Côte d’Or

The bedrock, soil, drainage and microclimate change repeatedly, and for the same reasons the wines of the villages along the hillside might taste different, just as major variations exist within each commune. For these reasons generalizations are hard to make! Côte de Nuits produces almost exclusively red wine, while Côte de Beaune produces both red and white wines.

Broadly speaking, the reds of Côte de Nuits tend to be fuller, slightly more tannic and robust, have more richness and length than those of the Côte de Beaune, and they often take longer to mature. The red wines from Côte de Beaune offer slightly less body, less tannin, but represent a marvelous source of large quantities of elegant reds, often filled with aromas and flavors of red fruits. However, one should always be aware of exceptions like Chambolle-Musigny and Vosne-Romanée to the north, and Corton and Pommard to the south!

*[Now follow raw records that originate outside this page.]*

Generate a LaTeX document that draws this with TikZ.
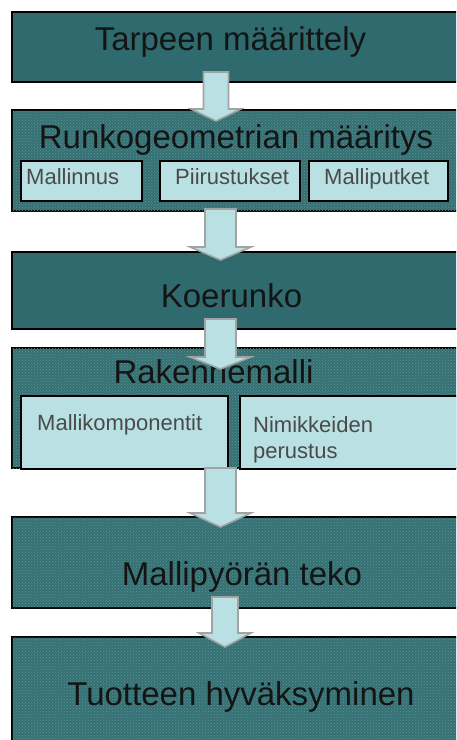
\documentclass[tikz,border=0pt]{standalone}
\usepackage{fontspec}
\setmainfont{Liberation Sans}
\usetikzlibrary{patterns}
\definecolor{teal}{HTML}{2F6B6E}
\definecolor{tealtex}{HTML}{357174}
\definecolor{dotc}{HTML}{5E9396}
\definecolor{pale}{HTML}{B9E0E3}
\definecolor{arrowedge}{HTML}{A3A3A3}
\definecolor{subtext}{HTML}{4A4A4A}
\tikzset{
  stage/.style={draw=black, line width=1.2pt, fill=teal},
  stagetex/.style={draw=black, line width=1.2pt, fill=tealtex,
    postaction={pattern=crosshatch dots, pattern color=dotc}},
  subbox/.style={draw=black, line width=1.4pt, fill=pale},
  title/.style={font=\fontsize{33}{37}\selectfont, text=black!92, anchor=base, inner sep=0pt},
  sublabel/.style={font=\fontsize{22}{26}\selectfont, text=subtext, anchor=base west, inner sep=0pt, align=left},
  blockarrow/.style={fill=pale, draw=arrowedge, line width=1.6pt, line join=miter}
}
% block arrow: centre x, shaft top, head base, tip, half shaft width, half head width
\newcommand\blockarrow[6]{%
  \draw[blockarrow] (#1-#5,#2) -- (#1+#5,#2) -- (#1+#5,#3) -- (#1+#6,#3)
    -- (#1,#4) -- (#1-#6,#3) -- (#1-#5,#3) -- cycle;}
\begin{document}
\begin{tikzpicture}[x=1pt,y=-1pt]
\useasboundingbox (0,0) rectangle (456,740);
\clip (0,0) rectangle (456,740);
\fill[white] (0,0) rectangle (456,740);

% stage boxes
\draw[stage]    (12,12)  rectangle (470,82)  coordinate (s1);
\draw[stagetex] (12,110) rectangle (470,211) coordinate (s2);
\draw[stage]    (12,252) rectangle (470,329) coordinate (s3);
\draw[stagetex] (12,348) rectangle (470,468) coordinate (s4);
\draw[stagetex] (12,517) rectangle (470,608) coordinate (s5);
\draw[stagetex] (12,637) rectangle (470,760) coordinate (s6);

% sub-boxes
\draw[subbox] (21,161)  rectangle (142,201);
\draw[subbox] (160,161) rectangle (300,201);
\draw[subbox] (309,161) rectangle (448,201);
\draw[subbox] (21,396)  rectangle (228,469);
\draw[subbox] (240,396) rectangle (470,469);

% titles
\node[title] (t1) at (230.5,50)  {Tarpeen määrittely};
\node[title] (t2) at (236,148)   {Runkogeometrian määritys};
\node[title] (t3) at (231.5,307) {Koerunko};
\node[title] (t4) at (213.5,383) {Rakennemalli};
\node[title] (t5) at (242,585)   {Mallipyörän teko};
\node[title] (t6) at (241,705)   {Tuotteen hyväksyminen};

% sub-labels
\node[sublabel] (m1) at (26,184)  {Mallinnus};
\node[sublabel] (m2) at (175,184) {Piirustukset};
\node[sublabel] (m3) at (324,184) {Malliputket};
\node[sublabel] (m4) at (37,430)  {Mallikomponentit};
\node[sublabel] (m5) at (253,432) {Nimikkeiden};
\node[sublabel] (m6) at (253,458) {perustus};

% flow arrows
\blockarrow{216}{72}{109}{121}{12.5}{25}
\blockarrow{220.5}{209}{247}{260}{15.5}{30.5}
\blockarrow{220.5}{319}{357}{369}{15.5}{30.5}
\blockarrow{220.5}{468}{513}{527}{15.5}{30.5}
\blockarrow{225}{597}{633}{647}{13}{26}
\end{tikzpicture}
\end{document}
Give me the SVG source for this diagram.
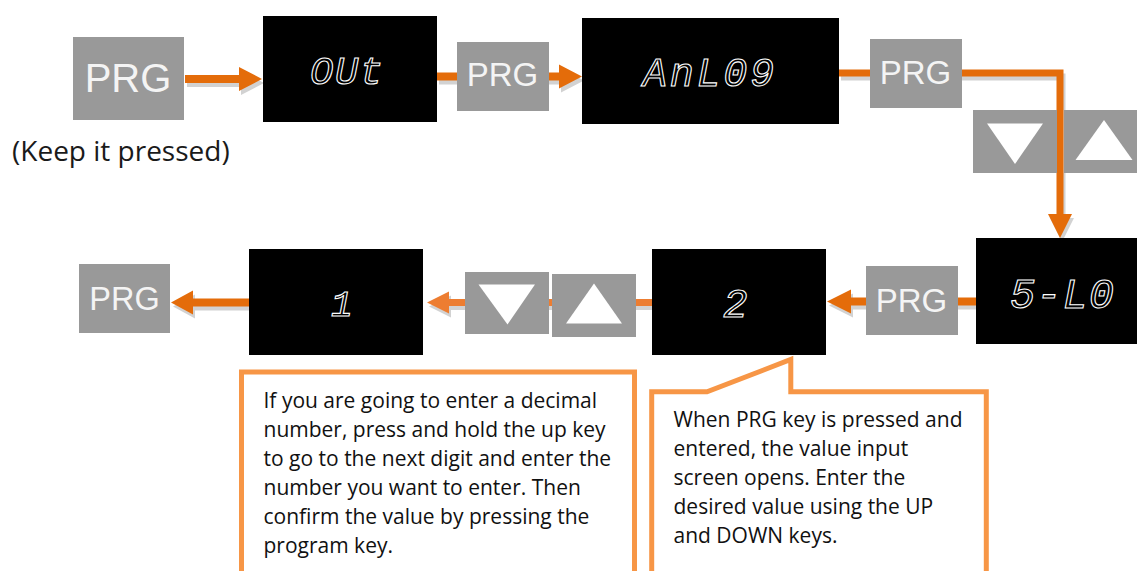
<svg xmlns="http://www.w3.org/2000/svg" width="1137" height="571" viewBox="0 0 1137 571">
<style>
.key{fill:#999999}
.keytxt{font-family:"Liberation Sans",Arial,sans-serif;fill:#f4f4f4;text-anchor:middle}
.disp{fill:#000000}
.seg{font-family:"Liberation Mono","DejaVu Sans Mono",monospace;font-style:italic;fill:none;stroke:#ffffff;stroke-width:1.1}
.tri{fill:#ffffff}
.arr{fill:#E46C0A}
.arr2{fill:#ED7D31}
.shadow{fill:#d2d2d2}
.note{fill:#ffffff;stroke:#F79646;stroke-width:5;stroke-linejoin:miter}
.notetxt{font-family:"Open Sans","Liberation Sans",sans-serif;font-size:21px;fill:#111111}
.label{font-family:"Open Sans","Liberation Sans",sans-serif;font-size:28px;fill:#1a1a1a}
</style>
<rect width="1137" height="571" fill="#ffffff"/>

<g id="connectors">
  <g class="shadow" transform="translate(2,4)">
    <polygon points="185,75 239,75 239,67 262,79 239,91 239,83 185,83"/>
    <polygon points="437,72.5 559,72.5 559,64.5 582,76.5 559,88.5 559,80.5 437,80.5"/>
    <polygon points="839,69.5 1063.5,69.5 1063.5,214 1072,214 1060,238 1048,214 1056.5,214 1056.5,76.5 839,76.5"/>
    <polygon points="976,297.5 851,297.5 851,289.5 827,301.5 851,313.5 851,305.5 976,305.5"/>
    <polygon points="652,299 449,299 449,291.5 427,302.5 449,313.5 449,306 652,306"/>
    <polygon points="249,298.5 193,298.5 193,290.5 171,302.5 193,314.5 193,306.5 249,306.5"/>
  </g>
  <polygon class="arr" points="185,75 239,75 239,67 262,79 239,91 239,83 185,83"/>
  <polygon class="arr" points="437,72.5 559,72.5 559,64.5 582,76.5 559,88.5 559,80.5 437,80.5"/>
  <polygon class="arr" points="839,69.5 1063.5,69.5 1063.5,214 1072,214 1060,238 1048,214 1056.5,214 1056.5,76.5 839,76.5"/>
  <polygon class="arr" points="976,297.5 851,297.5 851,289.5 827,301.5 851,313.5 851,305.5 976,305.5"/>
  <polygon class="arr2" points="652,299 449,299 449,291.5 427,302.5 449,313.5 449,306 652,306"/>
  <polygon class="arr" points="249,298.5 193,298.5 193,290.5 171,302.5 193,314.5 193,306.5 249,306.5"/>
</g>

<g id="prg1">
  <rect class="key" x="73" y="37" width="111" height="83"/>
  <text class="keytxt" x="128" y="92" font-size="40">PRG</text>
</g>
<g id="keep-label">
  <text class="label" x="12" y="161">(Keep it pressed)</text>
</g>
<g id="disp-out">
  <rect class="disp" x="263" y="16" width="174" height="106"/>
  <text class="seg" x="310" y="84" font-size="39" textLength="73" lengthAdjust="spacing">OUt</text>
</g>
<g id="prg2">
  <rect class="key" x="457" y="42" width="92" height="69"/>
  <text class="keytxt" x="502.5" y="86" font-size="33">PRG</text>
</g>
<g id="disp-anlog">
  <rect class="disp" x="582" y="18" width="257" height="106"/>
  <text class="seg" x="643" y="86" font-size="40" textLength="131" lengthAdjust="spacing">AnL09</text>
</g>
<g id="prg3">
  <rect class="key" x="870" y="39" width="92" height="69"/>
  <text class="keytxt" x="915.5" y="84" font-size="33">PRG</text>
</g>
<g id="down1">
  <rect class="key" x="973" y="110" width="84" height="63"/>
  <polygon class="tri" points="987,123.5 1043,123.5 1015,164"/>
</g>
<g id="up1">
  <rect class="key" x="1064" y="110" width="73" height="63"/>
  <polygon class="tri" points="1075.5,160 1132.5,160 1104,120"/>
</g>
<g id="disp-slo">
  <rect class="disp" x="976" y="238" width="174" height="106"/>
  <text class="seg" x="1010" y="308" font-size="42" textLength="104" lengthAdjust="spacing">5-L0</text>
</g>
<g id="prg4">
  <rect class="key" x="866" y="266" width="92" height="69"/>
  <text class="keytxt" x="911.5" y="311.5" font-size="33">PRG</text>
</g>
<g id="disp-2">
  <rect class="disp" x="652" y="249" width="174" height="106"/>
  <text class="seg" x="723" y="317" font-size="41">2</text>
</g>
<g id="up2">
  <rect class="key" x="552" y="274" width="84" height="63"/>
  <polygon class="tri" points="566,323.5 622,323.5 594,283.5"/>
</g>
<g id="down2">
  <rect class="key" x="465" y="272" width="84" height="62"/>
  <polygon class="tri" points="478.5,284.5 535,284.5 507.5,324.5"/>
</g>
<g id="disp-1">
  <rect class="disp" x="249" y="249" width="174" height="106"/>
  <text class="seg" x="331" y="316" font-size="36">1</text>
</g>
<g id="prg5">
  <rect class="key" x="79" y="264" width="91" height="69"/>
  <text class="keytxt" x="124.5" y="309.5" font-size="32.5">PRG</text>
</g>

<g id="note-decimal">
  <path class="note" d="M241.5,575 V372 H634.5 V575"/>
  <text class="notetxt">
    <tspan x="263.5" y="408">If you are going to enter a decimal</tspan>
    <tspan x="263.5" y="437">number, press and hold the up key</tspan>
    <tspan x="263.5" y="466">to go to the next digit and enter the</tspan>
    <tspan x="263.5" y="495">number you want to enter. Then</tspan>
    <tspan x="263.5" y="524">confirm the value by pressing the</tspan>
    <tspan x="263.5" y="553">program key.</tspan>
  </text>
</g>
<g id="note-value">
  <path class="note" d="M651.7,575 V391.8 H707 L790.8,359.5 V391.8 H986.3 V575"/>
  <text class="notetxt">
    <tspan x="673.5" y="427">When PRG key is pressed and</tspan>
    <tspan x="673.5" y="456">entered, the value input</tspan>
    <tspan x="673.5" y="485">screen opens. Enter the</tspan>
    <tspan x="673.5" y="514">desired value using the UP</tspan>
    <tspan x="673.5" y="543">and DOWN keys.</tspan>
  </text>
</g>
</svg>
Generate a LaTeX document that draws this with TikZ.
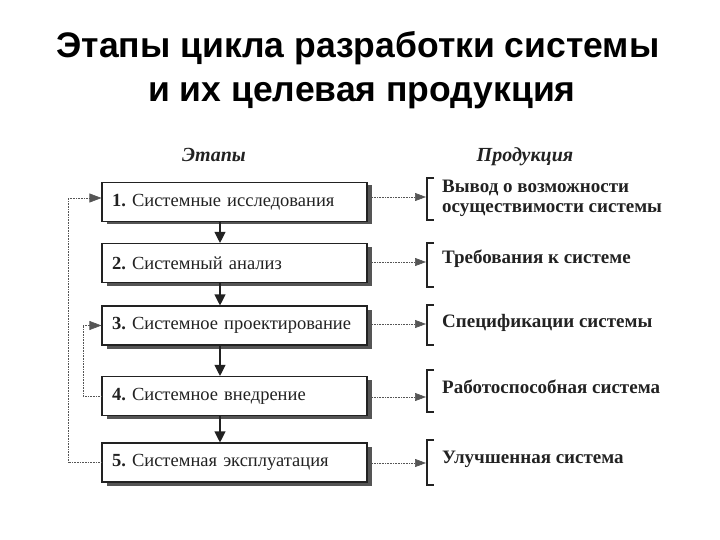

The white wines of Côte de Beaune (Corton-Charlemagne, Meursault, Puligny-Montrachet and Chassagne-Moutrachet) might represent, at their best, the most famous and delicious white wines from the Chardonnay grape in the world, but also the most expensive. Again major differences are observed between the long-lived and rich Corton-Charlemagne, the nutty luscious, easy-to-drink Meursault, the elegant and steely Puligny-Montrachet and the opulent, fleshy Chassagne-Montrachet.